I’m not looking for someone.
You’re not my type.
We live in different cities.
I mock all my friends prioritizing relationships and marriages and babies.
Meanwhile, I work 60-hour work weeks and choose to have an intimate relationship with my yoga mat instead of people.
But there was chemistry. There was a reaction. This isn’t rocket science, says my heart. I want you. I want to know you, and be around you, and ask you questions about your past. How did you get to that remote lake, where our paths crossed for the first time? How did you become a person that captivated me instantly?
I’m unconcerned with where you see your future. I just want to know what you are doing today.
Because today, I want to talk to you. I want to think about you.
My brain wants to forego sleep so it can relive a few moments of a blissful weekend where I laughed like I hadn’t in years. Your reaction to me made me proud to be myself. And that is a rare exchange. I showed up to that weekend adventure with no expectations, no hopes, no knowledge of who would be there. I was not trying to impress anyone, nor was I trying to be impressed. But when I pressed myself against you, something felt right, and easy, and natural, and real.
I barely know you, but today? It feels good to think about you. It feels good to dream about seeing you again. And even though this love hangover could fade, and months could pass, and our separate lives could stay separate – I want to remember that weekend. I want to remember the feeling I had of being excited to share myself with someone. I don’t share myself with others often, so I’d like to remember how right it felt to let someone see me.

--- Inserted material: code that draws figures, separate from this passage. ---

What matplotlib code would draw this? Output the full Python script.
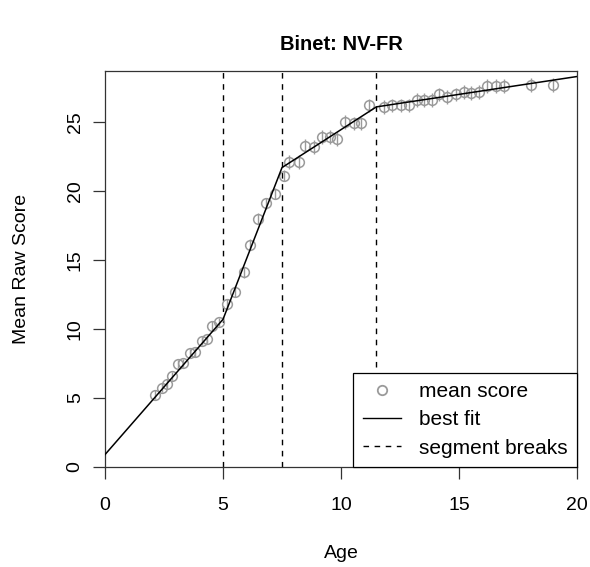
import matplotlib
matplotlib.use("Agg")
import matplotlib.pyplot as plt
from matplotlib.lines import Line2D

# ---- data ----
age = [2.12, 2.41, 2.62, 2.83, 3.11, 3.32, 3.61, 3.82, 4.10, 4.32, 4.53, 4.81,
       5.17, 5.52, 5.87, 6.16, 6.48, 6.82, 7.20, 7.57,
       7.80, 8.21, 8.49, 8.84, 9.20, 9.55, 9.84, 10.19, 10.54, 10.83, 11.18,
       11.82, 12.17, 12.53, 12.88, 13.24, 13.52, 13.87, 14.15, 14.50, 14.86,
       15.22, 15.50, 15.85, 16.20, 16.56, 16.91, 18.05, 19.00]
mean_score = [5.25, 5.7, 6.05, 6.6, 7.45, 7.55, 8.25, 8.3, 9.15, 9.3, 10.25, 10.5,
              11.8, 12.7, 14.1, 16.1, 18.0, 19.1, 19.8, 21.1,
              22.1, 22.1, 23.3, 23.2, 23.9, 23.9, 23.8, 25.0, 24.9, 24.9, 26.2,
              26.1, 26.2, 26.2, 26.2, 26.6, 26.6, 26.6, 27.0, 26.8, 27.0,
              27.2, 27.1, 27.2, 27.6, 27.6, 27.6, 27.7, 27.7]
score_err = [0.3] * 12 + [0.4] * 8 + [0.5] * 29

fit_age = [0, 5, 7.5, 11.5, 20]
fit_score = [0.9, 10.7, 21.7, 26.1, 28.3]

breaks = [5, 7.5, 11.5]

xticks = [0, 5, 10, 15, 20]
yticks = [0, 5, 10, 15, 20, 25]

# ---- figure ----
plt.rcParams['font.family'] = ['Liberation Sans', 'DejaVu Sans']
W, H = 590, 567
fig = plt.figure(figsize=(W / 100, H / 100), dpi=100)
L, R, T, B = 105, 577, 71, 467
ax = fig.add_axes([L / W, 1 - B / H, (R - L) / W, (B - T) / H])

gray = '#9a9a9a'
ax.errorbar(age, mean_score, yerr=score_err, fmt='none', ecolor=gray,
            elinewidth=1.0, capsize=0, zorder=2)
ax.plot(age, mean_score, linestyle='none', marker='o', markersize=7.0,
        markerfacecolor='none', markeredgecolor=gray, markeredgewidth=1.1, zorder=3)
ax.plot(fit_age, fit_score, color='black', linewidth=1.1, zorder=4)
for b in breaks:
    ax.axvline(b, color='black', linestyle=(0, (4, 4)), linewidth=1.0, zorder=1)

ax.set_xlim(0, 20)
ax.set_ylim(0, 28.7)
ax.set_xticks(xticks)
ax.set_yticks(yticks)
ax.tick_params(axis='both', direction='out', length=8.3, width=0.9,
               labelsize=14, color='#333333')
ax.tick_params(axis='x', pad=13)
ax.tick_params(axis='y', pad=7)
for lab in ax.get_yticklabels():
    lab.set_rotation(90)
    lab.set_va('center')
for s in ax.spines.values():
    s.set_linewidth(0.9)
    s.set_color('#333333')

fig.text((L + R) / 2 / W, 1 - 45 / H, 'Binet: NV-FR', ha='center', va='center',
         fontsize=14.5, fontweight='bold')
fig.text((L + R) / 2 / W, 1 - 553 / H, 'Age', ha='center', va='center', fontsize=14)
fig.text(22 / W, 1 - ((T + B) / 2) / H, 'Mean Raw Score', ha='center', va='center',
         rotation=90, fontsize=14)

handles = [
    Line2D([], [], linestyle='none', marker='o', markersize=6.8,
           markerfacecolor='none', markeredgecolor=gray, markeredgewidth=1.3),
    Line2D([], [], color='black', linewidth=1.0),
    Line2D([], [], color='black', linestyle=(0, (4, 4)), linewidth=1.0),
]
leg = ax.legend(handles, ['mean score', 'best fit', 'segment breaks'],
                loc='lower right', borderaxespad=0, fancybox=False,
                edgecolor='black', framealpha=1, fontsize=15,
                handlelength=1.83, handletextpad=0.87, labelspacing=0.44,
                borderpad=0.45)
leg.get_frame().set_linewidth(0.9)

fig.savefig('out.png', dpi=100)
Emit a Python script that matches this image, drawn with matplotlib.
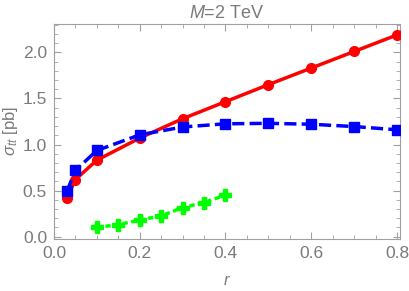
import matplotlib
matplotlib.use('Agg')
import matplotlib.pyplot as plt
from matplotlib.ticker import MultipleLocator

plt.rcParams['font.family'] = 'Liberation Sans'
plt.rcParams['mathtext.fontset'] = 'custom'
plt.rcParams['mathtext.it'] = 'Liberation Sans:italic'
plt.rcParams['mathtext.rm'] = 'Liberation Sans'

r_red = [0.03, 0.05, 0.1, 0.2, 0.3, 0.4, 0.5, 0.6, 0.7, 0.8]
sig_red = [0.42, 0.62, 0.83, 1.07, 1.28, 1.465, 1.65, 1.83, 2.01, 2.19]
r_blue = [0.03, 0.05, 0.1, 0.2, 0.3, 0.4, 0.5, 0.6, 0.7, 0.8]
sig_blue = [0.49, 0.72, 0.935, 1.105, 1.19, 1.225, 1.23, 1.22, 1.195, 1.16]
r_green = [0.1, 0.15, 0.2, 0.25, 0.3, 0.35, 0.4]
sig_green = [0.10, 0.13, 0.18, 0.225, 0.315, 0.37, 0.45]

grey = '#7a7a7a'
fig = plt.figure(figsize=(4.09, 2.91), dpi=100)
ax = fig.add_axes([0.132, 0.179, 0.846, 0.739])

ax.plot(r_red, sig_red, color='red', lw=2.5, marker='o', ms=7, zorder=3)
ax.plot(r_blue, sig_blue, color='blue', lw=2.5, ls=(0, (3.5, 1.5)), marker='s', ms=7, zorder=4)
ax.plot(r_green, sig_green, color='#00ff00', lw=2.5, ls=(0, (1.5, 1)), marker='P', ms=8.5, zorder=3)

ax.set_xlim(0, 0.807)
ax.set_ylim(-0.025, 2.31)
ax.xaxis.set_major_locator(MultipleLocator(0.2))
ax.xaxis.set_minor_locator(MultipleLocator(0.05))
ax.yaxis.set_major_locator(MultipleLocator(0.5))
ax.yaxis.set_minor_locator(MultipleLocator(0.1))
ax.tick_params(which='both', direction='in', top=True, right=True, color='#a0a0a0',
               labelcolor=grey, labelsize=12.5)
ax.tick_params(which='major', length=5, width=0.8, pad=5)
ax.tick_params(which='minor', length=3, width=0.6)
for s in ax.spines.values():
    s.set_color('#a0a0a0')

ax.set_title(r'$M$=2 TeV', color=grey, fontsize=13, pad=4)
ax.set_xlabel(r'$r$', color=grey, fontsize=12, labelpad=9)
ax.set_ylabel(r'$\sigma_{tt}$ [pb]', color=grey, fontsize=12, labelpad=2)

fig.savefig('out.png', dpi=100)
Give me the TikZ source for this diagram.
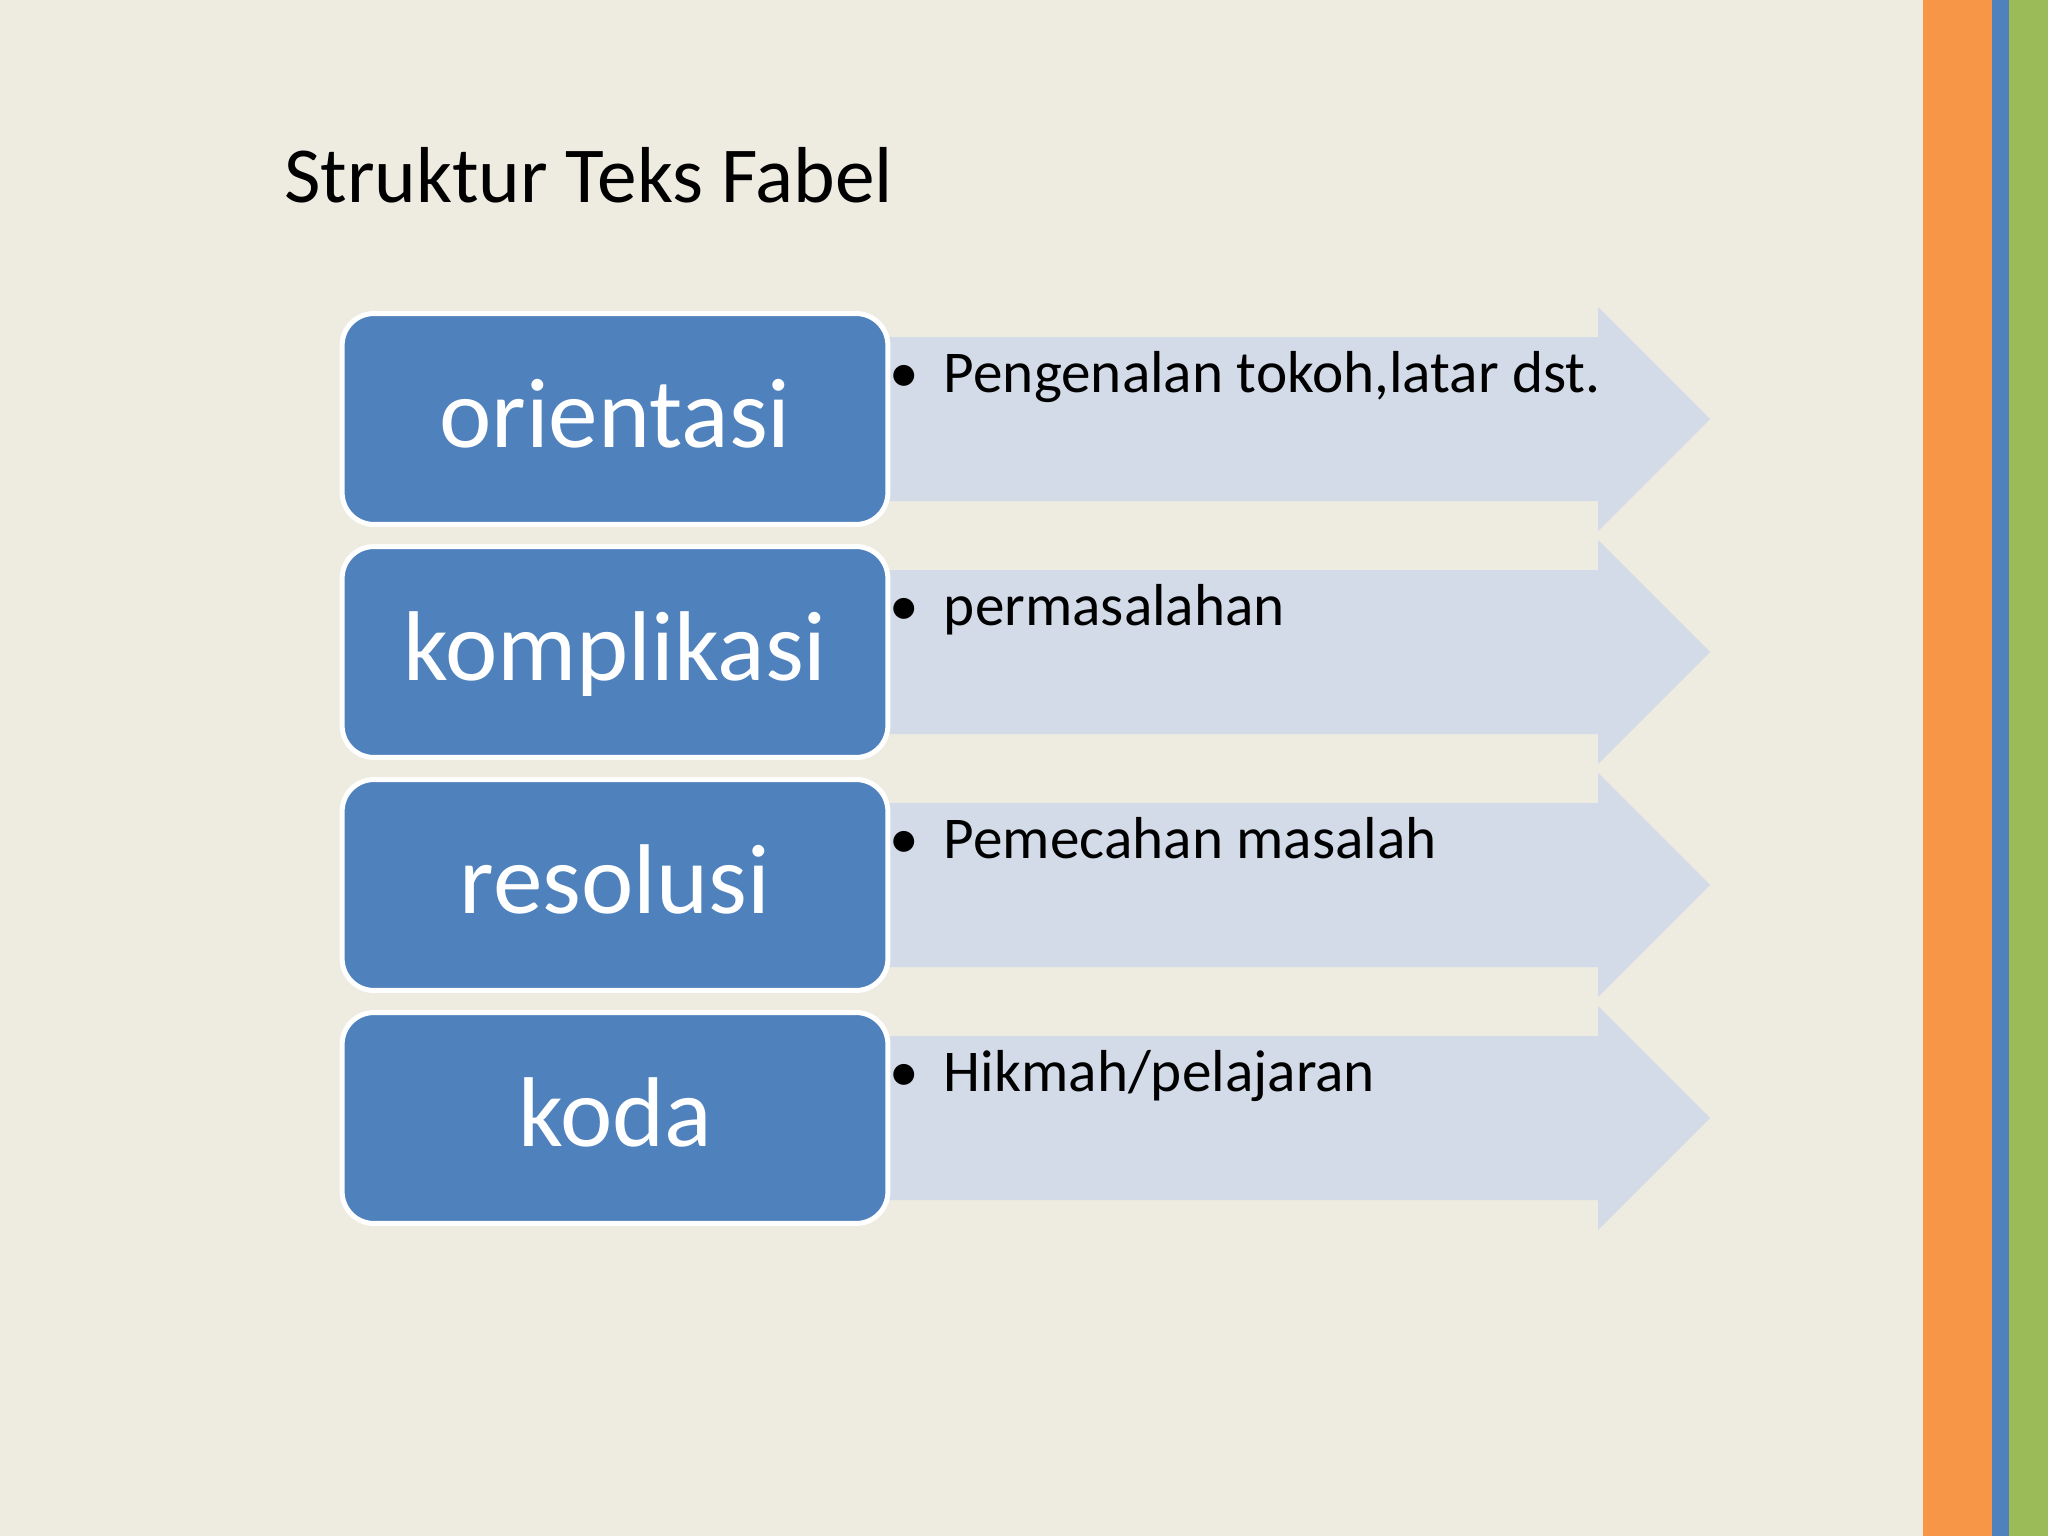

I want to remember how it felt to be confident in a connection. To not second guess myself. To do something simply because it felt right. You made me feel comfortable with me – something I struggle with even in my longest friendships.
By all accounts, you are still a stranger. But the only thing that feels strange to me is how comfortable I felt with you. The only thing that feels strange is the excitement I have about seeing you again. I don’t want to turn that off. I don’t want to run away from it. I’d like to get closer.
I do not know how or when we will see each other again. But I want to.